2012-09-16 Thread Patrik Sundberg
Hi,

I'm a newbie at clojure and functional programming and I'm toying with the 
idea of switching a project of mine to clojure. Sorry for a long first 
post, and it may also be a bit abstract - but you never know before trying 
:)

In my previous OO prototype the domain is modelled via 2 basic principles:
1. an implicit DAG (directed acyclic graph) is created at runtime as some 
calculations are performed. i.e. calc 1 depends on values X and Y, so build 
that graph. then X depends on A and B, etc.
2. the nodes in the graph are unique, e.g. handled via an identity map. 
i.e. if calculation 1 depends on the leaf 1 and then calculation 2 also 
depends on leaf 1 they point to the same leaf 1. unique in this case means 
either via some unique ID.

The graph fulfils 2 main functions and 1 minor:
1. allows me to start from a given node X and find any nodes below that are 
of type Y (or has name Z or any other node based predicate)
2. do something to value of node X and see how that propagates through the 
graph
3. (minor) only the nodes needing refreshing gets recalculated (as a result 
of 2). i.e. graph works as an implicit and automatic cache. a nice to have 
but performance not my main goal.

My existing prototype is done in jruby via a lot of meta programming and 
voodoo. It still doesn't quite flow perfectly naturally since I can't bend 
the syntax far enough (i.e. the user has to be aware of the existence of 
nodes and distinguish between a node and it's value when I'd like to keep 
all the graph/node stuff under wraps as far as the user is concerned). I 
can see how doing it in clojure I could get all the way to the kind of user 
API I'm looking for (plus performance and java interop would probably be 
better).

The actual problem domain is modelling financial instruments if that makes 
it any more concrete. I.e. the price of security 1 depends on the price of 
security 2 to 1000, out of which half  depends (in different ways) on the 
price of security 1001, which depends on paramter X the input Y of type A. 
Find any dependencies of type A starting at price of security 1, move 
paramter X of any such dependency by epsilon and check the effect of price 
of security 1, only recalculating the parts needed (i.e. security 1001, 
half of the 2-1000 secs, and security 1).

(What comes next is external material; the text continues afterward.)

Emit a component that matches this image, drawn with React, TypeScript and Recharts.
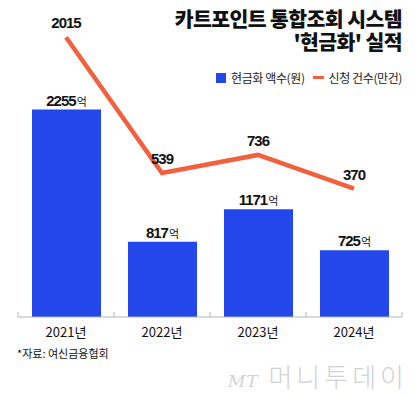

My initial instinct is a design involving 1 graph per thread to start with 
(i.e. using a Var for graph and identity cache), the graph consisting of 
nodes and edges that can be represented as either records or maps, and 
functions attached to nodes for refreshing their values when a child has 
changed (using the values of child nodes). The graph get's created 
implicitly on first evaluation (and extended as one evaluates more nodes, 
and parts could end up rebuilding themselves if one changes some parameters 
etc). I can kind of see how I'd do it. 

A few things bothers me or are unclear:
1. There's quite a lot of state, which feels a bit unclojurey.
2. Implementing the "same" function for different types is not quite clear 
what best way to go is. Looks like multimethods perhaps. i.e. i'd like to 
just call (price secA) and (price secB) and the right thing happens even 
though completely different functions/parts of the graph get evaluated 
depending on the "type" of secA and secB. I don't think I need/want a 
record per type of security so protocols not looking like the way to go.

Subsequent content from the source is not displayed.